The ensemble specifically sets out to attract new and younger audiences and has been resident orchestra in the Bold Tendencies car park since 2011 when it performed Stravinsky’s 1913 The Rite of Spring.

In other awards it was a good night for pianists, with the 25-year-old Russian virtuoso Daniil Trifonov winning the instrumentalist prize for his “technical brilliance, deep musicality and fearless sense of adventure”, and Clare Hammond – who also made her film debut as a young Maggie Smith in The Lady in the Van – winning the gong for young artists.

Youth was further celebrated when the National Youth Orchestra of Great Britain won the ensemble award from a shortlist that also included the Royal Liverpool Philharmonic Orchestra, the Fidelio Trio and the Chineke! Orchestra.

The youth orchestra had been, judges said, “a beacon of excellence for decades”.

“But last year it broke new ground with its campaigns to inspire and directly engage hundreds more teenagers with the orchestra.

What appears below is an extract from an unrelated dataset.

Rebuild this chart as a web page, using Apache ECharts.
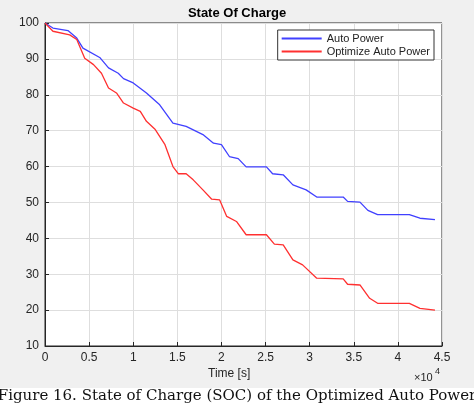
<!DOCTYPE html>
<html><head><meta charset="utf-8">
<script src="https://cdn.jsdelivr.net/npm/echarts@6/dist/echarts.min.js"></script>
<style>html,body{margin:0;padding:0;background:#fff}#c{width:474px;height:405px}</style>
</head><body><div id="c"></div>
<script>
// time in units of 1e4 s, SOC in %
const autoPower = [[0,100],[0.09,98.6],[0.26,97.9],[0.36,95.8],[0.43,93],[0.62,90.4],[0.72,87.5],[0.83,86],[0.89,84.5],[1.0,83.3],[1.15,80.5],[1.3,77.2],[1.45,72.1],[1.6,71.2],[1.79,68.9],[1.91,66.5],[2.0,66.1],[2.09,62.8],[2.19,62.2],[2.28,59.9],[2.51,59.9],[2.58,58],[2.7,57.7],[2.81,54.9],[2.96,53.5],[3.08,51.5],[3.38,51.5],[3.43,50.3],[3.57,50.1],[3.66,47.8],[3.77,46.6],[4.13,46.6],[4.25,45.6],[4.42,45.2]];
const optimizePower = [[0,100],[0.09,97.7],[0.28,96.7],[0.36,95.4],[0.45,90.2],[0.55,88.4],[0.64,86],[0.72,81.9],[0.81,80.5],[0.89,77.7],[1.0,76.3],[1.08,75.4],[1.15,72.6],[1.25,70.3],[1.36,66.1],[1.45,60],[1.51,58],[1.6,58],[1.68,56.3],[1.79,53.5],[1.89,50.9],[1.98,50.7],[2.06,46.1],[2.17,44.7],[2.28,41],[2.51,41],[2.6,38.4],[2.7,38.2],[2.81,34],[2.92,32.6],[3.08,28.9],[3.38,28.7],[3.43,27.2],[3.57,27],[3.68,23.3],[3.77,21.9],[4.13,21.9],[4.25,20.5],[4.42,20]];

const chart = echarts.init(document.getElementById('c'));
const lbl = {color:'#262626', fontSize:12, fontFamily:'Liberation Sans'};
chart.setOption({
  backgroundColor:'#fff',
  graphic:[
    {type:'rect', z:-10, shape:{x:0,y:0,width:474,height:388}, style:{fill:'#f0f0f0'}},
    {type:'text', left:'center', top:389, style:{text:'Figure 16. State of Charge (SOC) of the Optimized Auto Power', font:'15px "DejaVu Serif"', fill:'#111'}},
    {type:'text', left:208, top:368, style:{text:'Time [s]', font:'12px "Liberation Sans"', fill:'#262626'}},
    {type:'text', left:414, top:372, style:{text:'×10', font:'11px "Liberation Sans"', fill:'#262626'}},
    {type:'text', left:435, top:367, style:{text:'4', font:'9px "Liberation Sans"', fill:'#262626'}}
  ],
  title:{text:'State Of Charge', left:'center', top:2, textStyle:{fontSize:13, fontWeight:'bold', color:'#000', fontFamily:'Liberation Sans'}},
  legend:{right:40, top:30, orient:'vertical', backgroundColor:'#fff', borderColor:'#333', borderWidth:1, padding:[3,4], itemGap:2, itemWidth:40, itemHeight:2, icon:'rect', textStyle:{fontSize:11, color:'#222', fontFamily:'Liberation Sans'}},
  grid:{left:45, right:32, top:23, bottom:59, backgroundColor:'#fff', show:true, borderColor:'#262626', borderWidth:1},
  xAxis:{type:'value', min:0, max:4.5, interval:0.5,
    axisLine:{lineStyle:{color:'#262626'}}, axisTick:{inside:true, length:4}, axisLabel:Object.assign({margin:6}, lbl),
    splitLine:{lineStyle:{color:'#dedede'}}},
  yAxis:{type:'value', min:10, max:100, interval:10, axisLine:{show:true, lineStyle:{color:'#262626'}}, axisTick:{show:true, inside:true, length:4},
    axisLabel:Object.assign({margin:6}, lbl), splitLine:{lineStyle:{color:'#dedede'}}},
  series:[
    {name:'Auto Power', type:'line', data:autoPower, showSymbol:false, lineStyle:{color:'#4040ff', width:1.3}, itemStyle:{color:'#4040ff'}},
    {name:'Optimize Auto Power', type:'line', data:optimizePower, showSymbol:false, lineStyle:{color:'#ff3030', width:1.3}, itemStyle:{color:'#ff3030'}}
  ]
});
</script></body></html>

At a time when music has such a precarious place in the schools’ curriculum the outstanding work of Britain’s world-class youth orchestra is needed more than ever.”

Other winners included the BBC Symphony Orchestra’s chief conductor, Sakari Oramo; Glyndebourne for Barrie Kosky’s staging of Handel’s Saul; the baritone Roderick Williams; the Carducci String Quartet; the Kings Place concert venue in London; London’s Tri-borough Music Hub in the learning and participation category; composers Julian Anderson and Luca Francesconi; and Michael Church, editor of The Other Classical Musics.

The RPS chairman, John Gilhooly, also spoke of the importance of widening the reach of classical music, of “shouting so loudly” it could not be ignored.

He said: “At the heart of all great music is the idea of looking outwards, of trying to make sense of the world around us, and articulating our thoughts and lives. And in the 21st century, this should be all lives.”

• A programme featuring highlights, music and interviews from the awards will be broadcast on BBC Radio 3 at 7.30pm on Wednesday 11 May.